▶ [DATA EXTRACT]:
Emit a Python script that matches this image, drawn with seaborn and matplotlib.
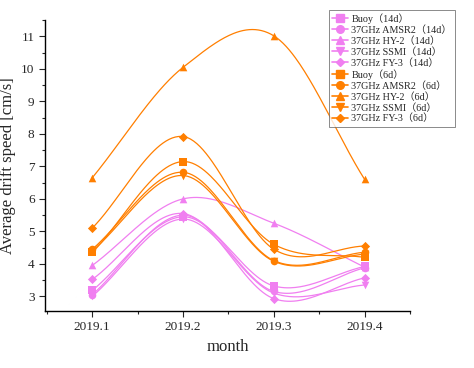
import numpy as np
import pandas as pd
import seaborn as sns
import matplotlib.pyplot as plt
from matplotlib.ticker import MultipleLocator

# months on the x axis
months = [2019.1, 2019.2, 2019.3, 2019.4]

# 14 day averages (pink)
buoy_14 = [3.18, 5.45, 3.32, 3.92]
amsr2_14 = [3.05, 5.50, 3.15, 3.88]
hy2_14 = [3.95, 6.00, 5.25, 3.90]
ssmi_14 = [3.00, 5.38, 3.10, 3.35]
fy3_14 = [3.52, 5.55, 2.93, 3.57]

# 6 day averages (orange)
buoy_6 = [4.35, 7.15, 4.60, 4.20]
amsr2_6 = [4.45, 6.82, 4.10, 4.36]
hy2_6 = [6.65, 10.05, 11.02, 6.60]
ssmi_6 = [4.40, 6.72, 4.08, 4.30]
fy3_6 = [5.10, 7.92, 4.45, 4.55]

names = ['Buoy', '37GHz AMSR2', '37GHz HY-2', '37GHz SSMI', '37GHz FY-3']
markers = ['s', 'o', '^', 'v', 'D']
pink = '#f07ff0'
orange = '#ff7f00'

rows = []
for vals, nm in zip([buoy_14, amsr2_14, hy2_14, ssmi_14, fy3_14], names):
    for m, v in zip(months, vals):
        rows.append({'month': m, 'speed': v, 'series': nm + '（14d）', 'color': pink})
for vals, nm in zip([buoy_6, amsr2_6, hy2_6, ssmi_6, fy3_6], names):
    for m, v in zip(months, vals):
        rows.append({'month': m, 'speed': v, 'series': nm + '（6d）', 'color': orange})
df = pd.DataFrame(rows)


def smooth_line(x, y, n=60):
    # cubic hermite (catmull-rom) through the points, just to draw a smooth line
    x = np.asarray(x, float)
    y = np.asarray(y, float)
    k = len(x)
    m = np.zeros(k)
    m[1:-1] = (y[2:] - y[:-2]) / (x[2:] - x[:-2])
    m[0] = (y[1] - y[0]) / (x[1] - x[0])
    m[-1] = (y[-1] - y[-2]) / (x[-1] - x[-2])
    xs_all, ys_all = [], []
    for i in range(k - 1):
        h = x[i + 1] - x[i]
        t = np.linspace(0, 1, n)
        h00 = 2 * t ** 3 - 3 * t ** 2 + 1
        h10 = t ** 3 - 2 * t ** 2 + t
        h01 = -2 * t ** 3 + 3 * t ** 2
        h11 = t ** 3 - t ** 2
        xs_all.append(x[i] + t * h)
        ys_all.append(h00 * y[i] + h10 * h * m[i] + h01 * y[i + 1] + h11 * h * m[i + 1])
    return np.concatenate(xs_all), np.concatenate(ys_all)


sns.set_style('ticks')
plt.rcParams['font.family'] = ['Liberation Serif', 'Noto Sans CJK SC']
plt.rcParams['xtick.direction'] = 'out'
plt.rcParams['ytick.direction'] = 'out'

fig = plt.figure(figsize=(4.74, 3.68), dpi=100)
ax = fig.add_axes([0.095, 0.155, 0.77, 0.79])

handles = []
for i, (series, grp) in enumerate(df.groupby('series', sort=False)):
    col = grp['color'].iloc[0]
    mk = markers[i % 5]
    xs, ys = smooth_line(grp['month'], grp['speed'])
    ax.plot(xs, ys, color=col, lw=0.9)
    sns.scatterplot(x='month', y='speed', data=grp, ax=ax, color=col, marker=mk,
                    s=30 if mk != 'D' else 22, edgecolor=col, linewidth=0, legend=False)
    h, = ax.plot([], [], color=col, marker=mk, markersize=5.5 if mk != 'D' else 4.5,
                 lw=1.2, label=series)
    handles.append(h)

ax.set_xlim(2019.048, 2019.45)
ax.set_ylim(2.55, 11.5)
ax.set_xticks(months)
ax.set_xticklabels([str(m) for m in months])
ax.xaxis.set_minor_locator(MultipleLocator(0.05))
ax.yaxis.set_major_locator(MultipleLocator(1))
ax.yaxis.set_minor_locator(MultipleLocator(0.5))
ax.tick_params(axis='both', labelsize=9.5, length=4, width=0.8)
ax.tick_params(which='minor', length=2.5, width=0.8)
sns.despine(ax=ax)
for s in ['left', 'bottom']:
    ax.spines[s].set_linewidth(1.0)
    ax.spines[s].set_color('black')

ax.set_xlabel('month', fontsize=12)
ax.set_ylabel('Average drift speed [cm/s]', fontsize=12)

leg = ax.legend(handles=handles, loc='upper right', bbox_to_anchor=(455 / 474, 1 - 10 / 368),
                bbox_transform=fig.transFigure, fontsize=7.3, frameon=True, fancybox=False,
                handlelength=1.6, handletextpad=0.3, labelspacing=0.13, borderpad=0.3,
                borderaxespad=0)
leg.get_frame().set_edgecolor('#555555')
leg.get_frame().set_linewidth(0.6)

fig.savefig('out.png', dpi=100)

▶ [TASK DETAILS]: Exactly as they appear, print the lines of the listing above from its first line through the line that contains "from matplotlib.ticker import MultipleLocator", minus the pictures.

▶ [RESULT OF THE EXERCISE]:
Emit a Python script that matches this image, drawn with seaborn and matplotlib.
import numpy as np
import pandas as pd
import seaborn as sns
import matplotlib.pyplot as plt
from matplotlib.ticker import MultipleLocator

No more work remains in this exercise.